As for your guesses as to why the Court is not taking lots of cases, I suppose I would want to know the basis for your conclusion. It is inconsistent with my experience, but then perhaps you have more experience than I with such matters.
I don't know what experience could possibly qualify one Court observer over another in determining what has prompted the current Court to grant fewer certiorari petitions. If you will tell me what particular experience it is that leads you to say my "guesses," as you call them, are inconsistent with your experience, perhaps I will yield to you on this. I know you clerked at the Court. Did the Justices tell you the reason for their certiorari votes? In the meantime, I stand by what I wrote in this regard, which, by the way, certainly did not originate with me.
Do you really believe this Supreme Court has no liberal justices, only centrist justices? PUH-LEEZ!!!
I do remember when the Court did have liberal justices.
I think Congress has very few liberal members these days.
Please, pretty please, with icing on top, let me have my own frame of reference as to what a liberal is.
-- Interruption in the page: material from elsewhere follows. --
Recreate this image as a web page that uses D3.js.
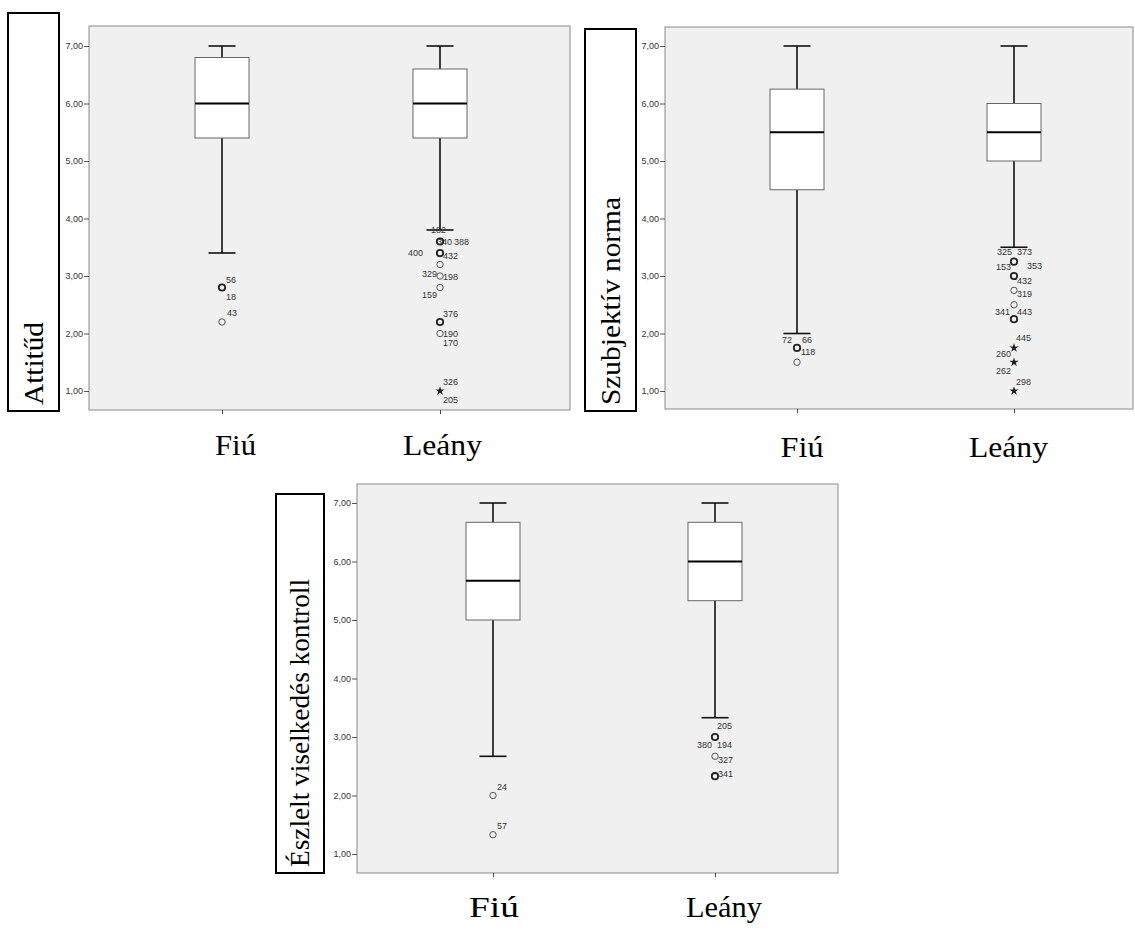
<!DOCTYPE html>
<html>
<head>
<meta charset="utf-8">
<script src="https://cdn.jsdelivr.net/npm/d3@7/dist/d3.min.js"></script>
<style>
  html, body { margin: 0; padding: 0; background: #fff; }
  svg { display: block; }
</style>
</head>
<body>
<svg id="chart" width="1135" height="933"></svg>
<script>
// ---- data ----
const categories = ["Fiú", "Leány"];
const yTicks = [1, 2, 3, 4, 5, 6, 7];

// box statistics per category: [min whisker, Q1, median, Q3, max whisker]
const attitudBoxes = [[3.4, 5.4, 6.0, 6.8, 7.0], [3.8, 5.4, 6.0, 6.6, 7.0]];
const normaBoxes   = [[2.0, 4.5, 5.5, 6.25, 7.0], [3.5, 5.0, 5.5, 6.0, 7.0]];
const kontrollBoxes = [[2.67, 5.0, 5.67, 6.67, 7.0], [3.33, 5.33, 6.0, 6.67, 7.0]];

// outliers: [category, value, kind ("o" outlier, "*" extreme), case ids, overlapping cases]
const attitudOutliers = [
  ["Fiú", 2.8, "o", ["56", "18"], true],
  ["Fiú", 2.2, "o", ["43"], false],
  ["Leány", 3.6, "o", ["182", "340", "388"], true],
  ["Leány", 3.4, "o", ["400", "432"], true],
  ["Leány", 3.2, "o", [], false],
  ["Leány", 3.0, "o", ["329", "198"], false],
  ["Leány", 2.8, "o", ["159"], false],
  ["Leány", 2.2, "o", ["376"], true],
  ["Leány", 2.0, "o", ["190", "170"], false],
  ["Leány", 1.0, "*", ["326", "205"], false]
];
const normaOutliers = [
  ["Fiú", 1.75, "o", ["72", "66"], true],
  ["Fiú", 1.5, "o", ["118"], false],
  ["Leány", 3.25, "o", ["325", "373", "153", "353"], true],
  ["Leány", 3.0, "o", ["432"], true],
  ["Leány", 2.75, "o", ["319"], false],
  ["Leány", 2.5, "o", ["341", "443"], false],
  ["Leány", 2.25, "o", [], true],
  ["Leány", 1.75, "*", ["445"], false],
  ["Leány", 1.5, "*", ["260"], true],
  ["Leány", 1.0, "*", ["262", "298"], false]
];
const kontrollOutliers = [
  ["Fiú", 2.0, "o", ["24"], false],
  ["Fiú", 1.33, "o", ["57"], false],
  ["Leány", 3.0, "o", ["205", "380", "194"], true],
  ["Leány", 2.67, "o", ["327"], false],
  ["Leány", 2.33, "o", ["341"], true]
];

// ---- layout ----
// placement of each case-id label relative to its point: [dx, dy, anchor]
const labelPlacement = {
  attitud: [
    [[4, -5, "start"], [4, 12, "start"]],
    [[5, -6, "start"]],
    [[-9, -8.5, "start"], [-3, 3, "start"], [14, 3, "start"]],
    [[-17, 3, "end"], [3, 6, "start"]],
    [],
    [[-3, 1, "end"], [3, 4, "start"]],
    [[-3, 10, "end"]],
    [[3, -5, "start"]],
    [[3, 3, "start"], [3, 12, "start"]],
    [[3, -6, "start"], [3, 12, "start"]]
  ],
  norma: [
    [[-5, -5, "end"], [5, -5, "start"]],
    [[4, -7, "start"]],
    [[-2, -7, "end"], [3, -7, "start"], [-3, 8, "end"], [13, 7, "start"]],
    [[3, 8, "start"]],
    [[3, 7, "start"]],
    [[-4, 10, "end"], [3, 10, "start"]],
    [],
    [[2, -7, "start"]],
    [[-3, -5, "end"]],
    [[-3, -17, "end"], [2, -6, "start"]]
  ],
  kontroll: [
    [[4, -6, "start"]],
    [[4, -6, "start"]],
    [[2, -8, "start"], [-3, 11, "end"], [2, 11, "start"]],
    [[3, 7, "start"]],
    [[3, 1, "start"]]
  ]
};

const panels = [
  { key: "attitud", title: "Attitűd", boxes: attitudBoxes, outliers: attitudOutliers,
    plot: { x0: 89, x1: 570, y0: 26, y1: 410 }, yRange: [391, 46], xRange: [222, 440],
    titleBox: { x: 8, y: 13, w: 51, h: 398 }, titleLen: 83,
    catLabels: [{ cx: 235.5, y: 455, len: 41 }, { cx: 442.5, y: 455, len: 79 }] },
  { key: "norma", title: "Szubjektív norma", boxes: normaBoxes, outliers: normaOutliers,
    plot: { x0: 665, x1: 1133, y0: 27, y1: 409 }, yRange: [391, 46], xRange: [797, 1014],
    titleBox: { x: 585, y: 29, w: 51, h: 382 }, titleLen: 208,
    catLabels: [{ cx: 802, y: 457, len: 43 }, { cx: 1008.5, y: 457, len: 79 }] },
  { key: "kontroll", title: "Észlelt viselkedés kontroll", boxes: kontrollBoxes, outliers: kontrollOutliers,
    plot: { x0: 357, x1: 838, y0: 484, y1: 873 }, yRange: [854, 503], xRange: [493, 715],
    titleBox: { x: 276, y: 494, w: 48, h: 379 }, titleLen: 288,
    catLabels: [{ cx: 494, y: 917, len: 50 }, { cx: 724, y: 917, len: 76 }] }
];

const svg = d3.select("#chart");
const fmt = v => d3.format(".2f")(v).replace(".", ",");
const sans = "'Liberation Sans', Arial, sans-serif";
const serif = "'Liberation Serif', 'Times New Roman', serif";
const BOX_W = 54;

panels.forEach(p => {
  const g = svg.append("g").attr("class", "panel-" + p.key);
  const y = d3.scaleLinear().domain([1, 7]).range(p.yRange);
  const x = d3.scalePoint().domain(categories).range(p.xRange);

  // plot background
  g.append("rect")
    .attr("x", p.plot.x0).attr("y", p.plot.y0)
    .attr("width", p.plot.x1 - p.plot.x0).attr("height", p.plot.y1 - p.plot.y0)
    .attr("fill", "#f0f0f0").attr("stroke", "#8a8a8a").attr("stroke-width", 1);

  // y axis
  const yAxis = g.append("g")
    .attr("transform", `translate(${p.plot.x0},0)`)
    .call(d3.axisLeft(y).tickValues(yTicks).tickSize(5).tickPadding(1).tickFormat(fmt));
  yAxis.select(".domain").remove();
  yAxis.selectAll(".tick line").attr("stroke", "#555");
  yAxis.selectAll(".tick text").attr("fill", "#333").style("font-family", sans).style("font-size", "9px");

  // x axis ticks
  const xAxis = g.append("g")
    .attr("transform", `translate(0,${p.plot.y1})`)
    .call(d3.axisBottom(x).tickSize(4).tickFormat(""));
  xAxis.select(".domain").remove();
  xAxis.selectAll(".tick line").attr("stroke", "#444");

  // boxes
  p.boxes.forEach((b, i) => {
    const cx = x(categories[i]);
    const [mn, q1, md, q3, mx] = b;
    const bg = g.append("g");
    // whiskers
    bg.append("line").attr("x1", cx).attr("x2", cx).attr("y1", y(q3)).attr("y2", y(mx))
      .attr("stroke", "#111").attr("stroke-width", 1.6);
    bg.append("line").attr("x1", cx).attr("x2", cx).attr("y1", y(q1)).attr("y2", y(mn))
      .attr("stroke", "#111").attr("stroke-width", 1.6);
    [mn, mx].forEach(v => {
      bg.append("line").attr("x1", cx - BOX_W / 4).attr("x2", cx + BOX_W / 4)
        .attr("y1", y(v)).attr("y2", y(v)).attr("stroke", "#111").attr("stroke-width", 1.6);
    });
    // box
    bg.append("rect").attr("x", cx - BOX_W / 2).attr("y", y(q3))
      .attr("width", BOX_W).attr("height", y(q1) - y(q3))
      .attr("fill", "#fff").attr("stroke", "#666").attr("stroke-width", 1);
    // median
    bg.append("line").attr("x1", cx - BOX_W / 2).attr("x2", cx + BOX_W / 2)
      .attr("y1", y(md)).attr("y2", y(md)).attr("stroke", "#000").attr("stroke-width", 2);
  });

  // outliers and extreme values
  const star = d3.symbol().type(d3.symbolStar).size(26);
  p.outliers.forEach((o, k) => {
    const [cat, v, kind, ids, heavy] = o;
    const px = x(cat), py = y(v);
    if (kind === "o") {
      g.append("circle").attr("cx", px).attr("cy", py).attr("r", 3.2)
        .attr("fill", "none").attr("stroke", heavy ? "#222" : "#555")
        .attr("stroke-width", heavy ? 1.8 : 1);
    } else {
      g.append("path").attr("d", star).attr("transform", `translate(${px},${py})`)
        .attr("fill", "#222");
    }
    const place = labelPlacement[p.key][k];
    ids.forEach((id, j) => {
      const [dx, dy, anchor] = place[j];
      g.append("text").attr("x", px + dx).attr("y", py + dy)
        .attr("text-anchor", anchor).attr("fill", "#333")
        .style("font-family", sans).style("font-size", "9px").text(id);
    });
  });

  // title box with rotated label
  const tb = p.titleBox;
  g.append("rect").attr("x", tb.x).attr("y", tb.y).attr("width", tb.w).attr("height", tb.h)
    .attr("fill", "#fff").attr("stroke", "#000").attr("stroke-width", 2);
  const tcx = tb.x + tb.w / 2 + 9, tcy = tb.y + tb.h - 6;
  g.append("text").attr("transform", `translate(${tcx},${tcy}) rotate(-90)`)
    .attr("x", 0).attr("y", 0).attr("text-anchor", "start")
    .attr("textLength", p.titleLen).attr("lengthAdjust", "spacingAndGlyphs")
    .style("font-family", serif).style("font-size", "28px").attr("fill", "#000")
    .text(p.title);

  // category labels
  categories.forEach((c, i) => {
    const cl = p.catLabels[i];
    g.append("text").attr("x", cl.cx - cl.len / 2).attr("y", cl.y)
      .attr("textLength", cl.len).attr("lengthAdjust", "spacingAndGlyphs")
      .style("font-family", serif).style("font-size", "29px").attr("fill", "#000")
      .text(c);
  });
});
</script>
</body>
</html>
It's practically all I have left in terms of liberalism--the concept.
When I get past your considerable bluster, it seems that your objection is solely to my tone. That is, you are not saying that my description of the Warren Court's practices is inaccurate. Rather, in your view the language I use to make an accurate description implies a sense of disapproval that renders that paragraph not sufficiently "neutral" for your personal taste. If that's your sole objection, I note your objection and have no response.
As for the role of law clerks generally in the certiorari process, a helpful starting point might be here.
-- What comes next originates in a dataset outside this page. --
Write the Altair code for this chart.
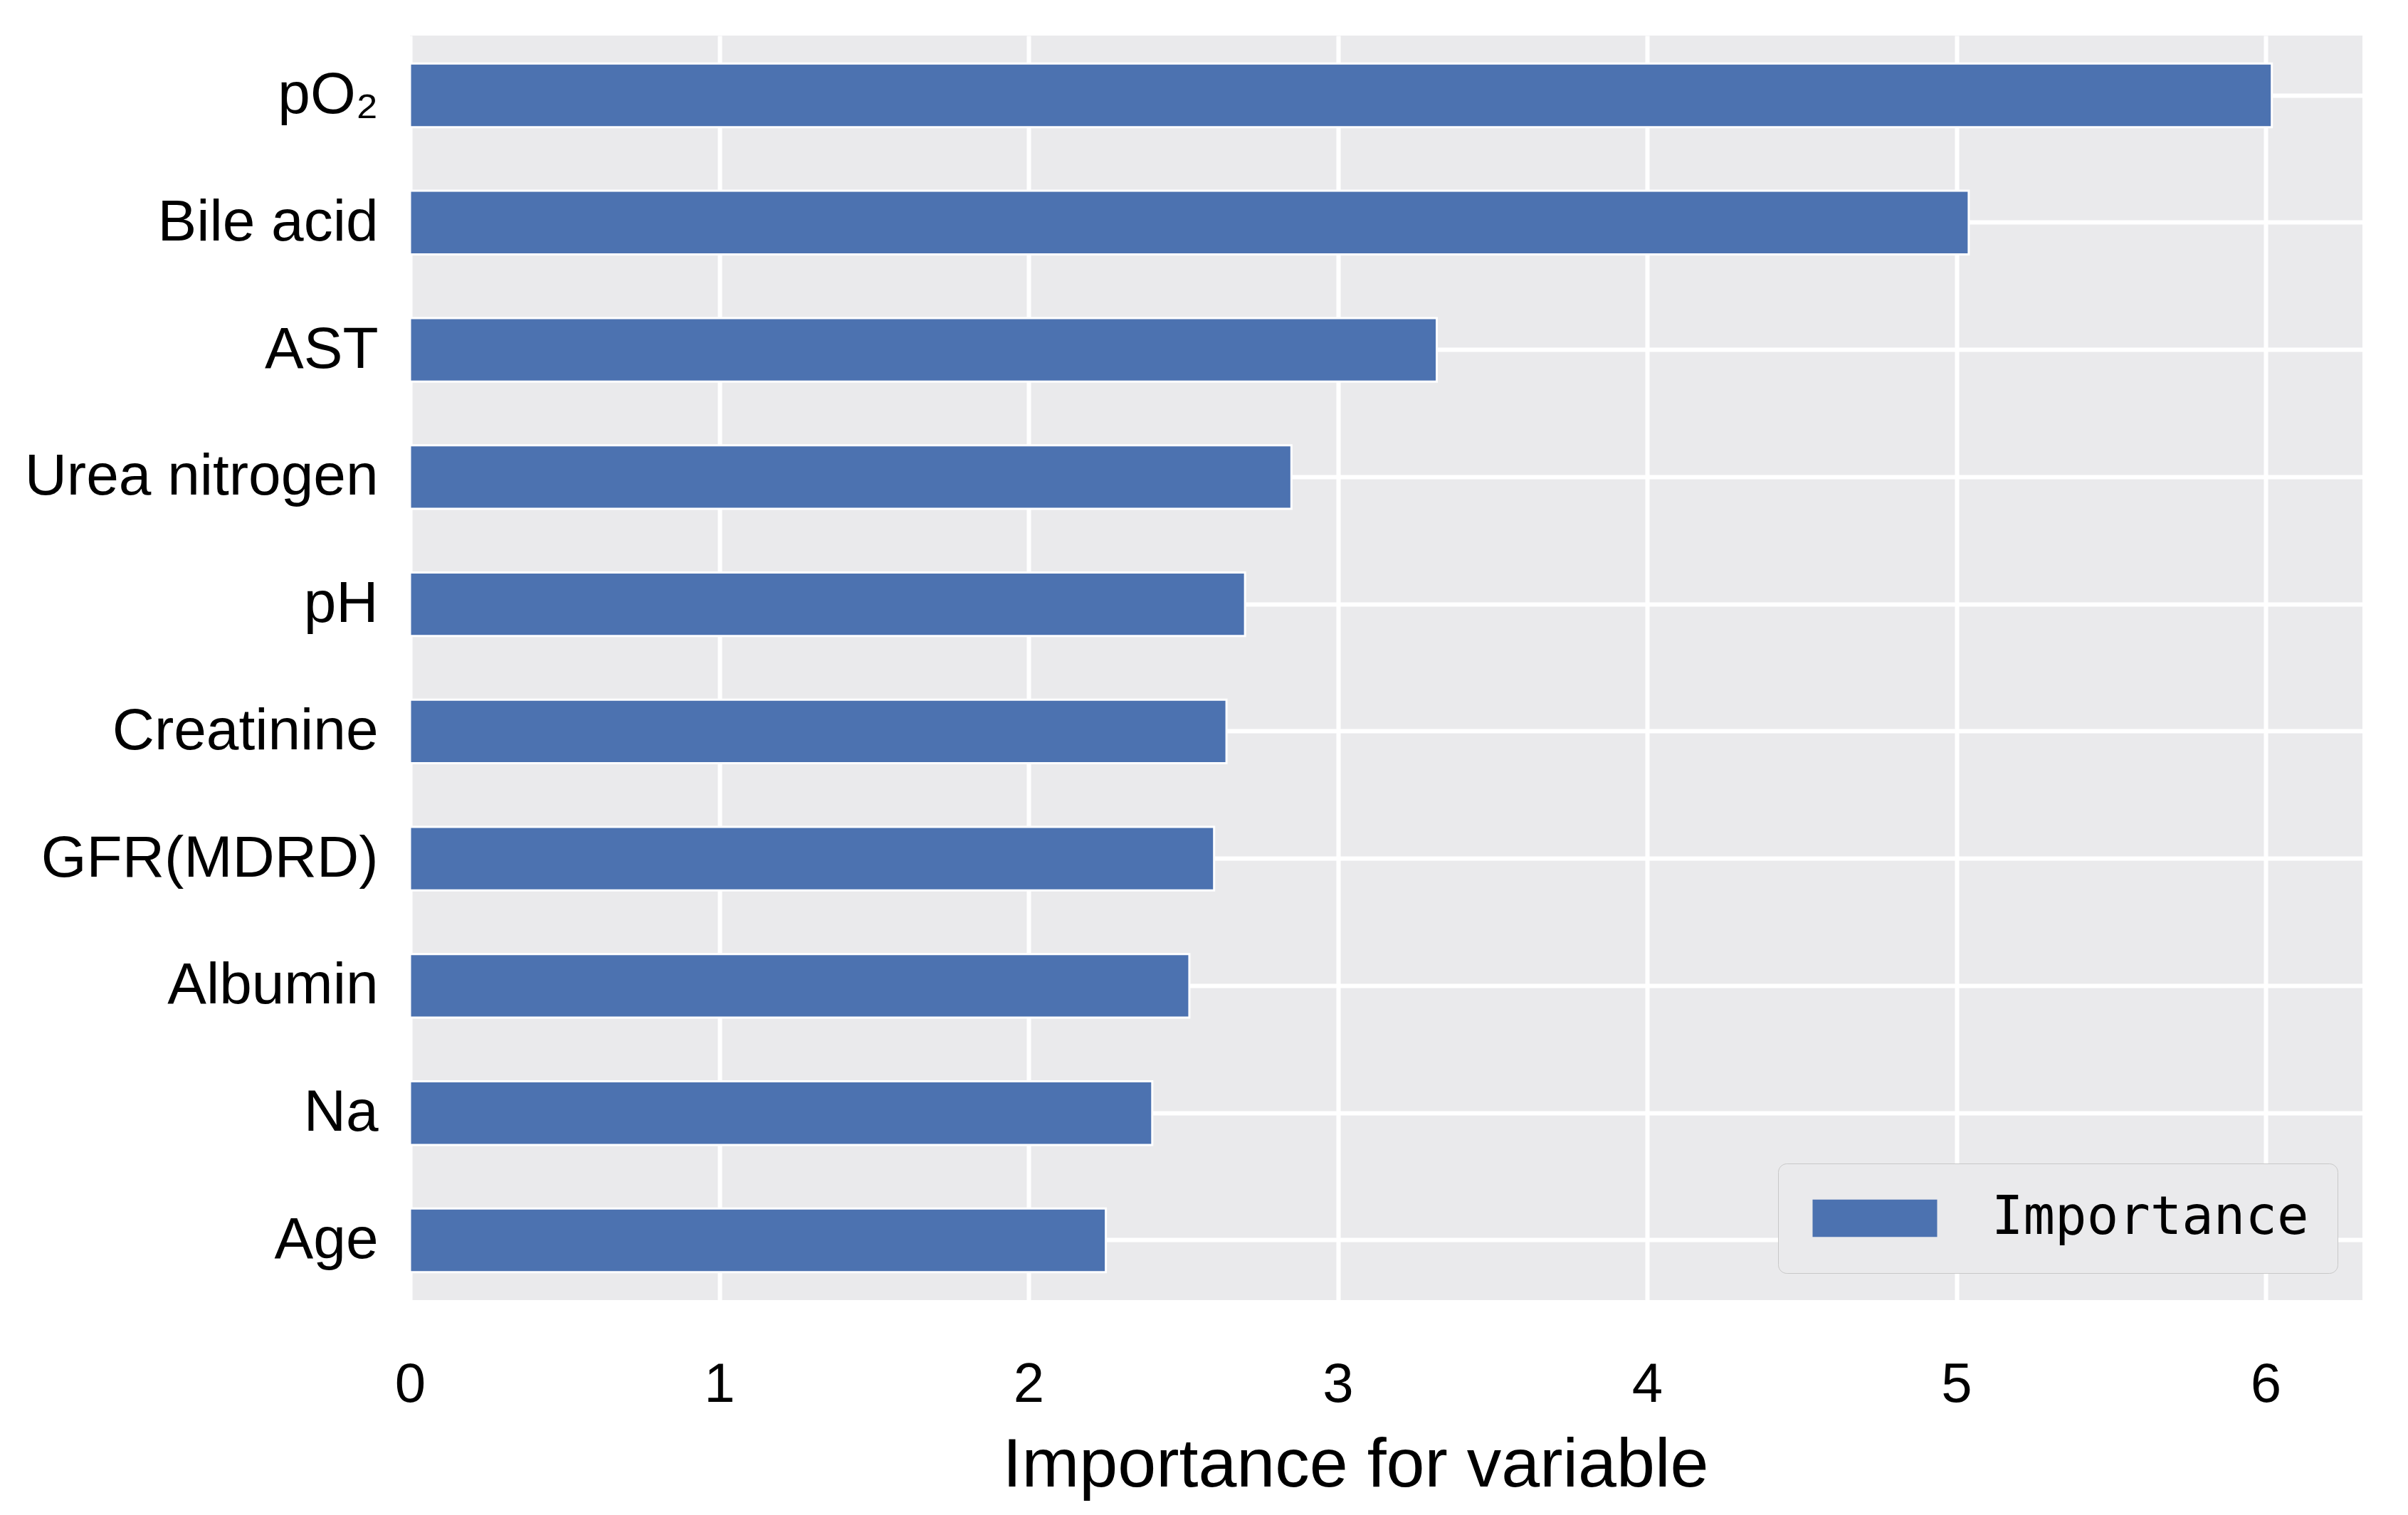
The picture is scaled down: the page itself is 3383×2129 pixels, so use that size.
import altair as alt
import pandas as pd

variables = ["pO₂", "Bile acid", "AST", "Urea nitrogen", "pH", "Creatinine",
             "GFR(MDRD)", "Albumin", "Na", "Age"]
importance = [6.02, 5.04, 3.32, 2.85, 2.70, 2.64, 2.60, 2.52, 2.40, 2.25]
series = ["Importance"] * len(variables)
x_ticks = [0, 1, 2, 3, 4, 5, 6]

df = pd.DataFrame({"variable": variables, "importance": importance, "series": series})

chart = alt.Chart(df).mark_bar(stroke="white", strokeWidth=3).encode(
    x=alt.X("importance:Q",
            scale=alt.Scale(domain=[0, 6.313], nice=False, zero=True),
            axis=alt.Axis(values=x_ticks, format="d", title="Importance for variable",
                          grid=True, gridColor="white", gridWidth=6,
                          domain=False, ticks=False, tickSize=0, labelFlush=False,
                          labelFont="Liberation Sans", labelFontSize=78, labelColor="black",
                          labelPadding=80,
                          titleFont="Liberation Sans", titleFontSize=97,
                          titleFontWeight="normal", titleColor="black",
                          titleX=1328, titleY=184, titleBaseline="top", titleAlign="center")),
    y=alt.Y("variable:N", sort=variables,
            scale=alt.Scale(paddingInner=0.5, paddingOuter=0.22),
            axis=alt.Axis(title=None, grid=True, gridColor="white", gridWidth=6,
                          domain=False, ticks=False, tickSize=0,
                          labelFont="Liberation Sans", labelFontSize=82, labelColor="black",
                          labelPadding=45, labelLimit=1000)),
    color=alt.Color("series:N",
                    scale=alt.Scale(domain=["Importance"], range=["#4C72B0"]),
                    legend=alt.Legend(title=None, orient="none", legendX=1922, legendY=1585,
                                      symbolType="M-3,-0.9H3V0.9H-3Z", symbolSize=3403,
                                      symbolOffset=59, symbolStrokeWidth=0,
                                      labelOffset=127,
                                      labelFont="DejaVu Sans Mono", labelFontSize=74,
                                      labelColor="black", labelLimit=1000,
                                      padding=40, fillColor="#EAEAEC",
                                      strokeColor="#C8C8C8", cornerRadius=12)),
).properties(
    width=2743, height=1777,
    autosize=alt.AutoSizeParams(type="none"),
    padding={"left": 568, "top": 42, "right": 50, "bottom": 300},
).configure(
    background="white",
    view=alt.ViewConfig(fill="#EAEAEC", stroke=None),
)

chart.save("out.html", embed_options={"renderer": "svg", "actions": False})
The grant of cert for cases that may not have dealt with an particular issue in depth at the lower court level is not a practice that the Roberts Court abstains from either.
Just this past term, the Court decided Cunningham, which was in the lower courts a fairly run-of-the-mill sentencing case , while the actual issue the Court was reviewing was from People versus Black of the California Supreme Court (in conflict with other circuit and state supreme courts). So one looking merely at the grant of cert in the Cunningham case could state that they "looked for cases that would help them move the law where they wanted." But whether this is actually the case is another matter.
It's also possible that the Court with Berger and Mapp was doing the same thing.
What in particular was the issue in Cunningham as presented in the petition and brief?
In any event, I don't think what you suggest is what the Court was doing in Berger and Map. The Court's precedents were pretty clear and there certainly was no "split" on any of these topics. Instead, a majority of the Court was prepared to change the law, thanks primarily to new members that had joined the Court.
http://www.fdap.org/downloads/blakely/CunninghamCertPet.pdf
Unfortunately, I don't have the time to chase down what the petition said, what the briefs said, what the Black court said, and how it is that the Court ended up reaching a different issue, if, as you say, it did. Since you raise the example, can you fill us in on what you believe happened?
I'll leave it to readers to determine who is guilty of considerable bluster.
You still haven't told us what particular experience you have that enables you to say that my "guesses" on why there are fewer certiorari grants are inconsistent with your experience. Absent detail, that is bluster.
Yes, let's leave it to the readers.
Incidentally, if you're in DC on the morning of Saturday, Sept 29th, I'm going to be speaking on a panel with Carter Phillips, Chris Vasil, and some others on the cert process and strategies for writing successful cert petitions. We could continue this debate then; perhaps we could meet for coffee afterwards to discuss this more? Just let me know and I'll send you the details; you know my e-mail address.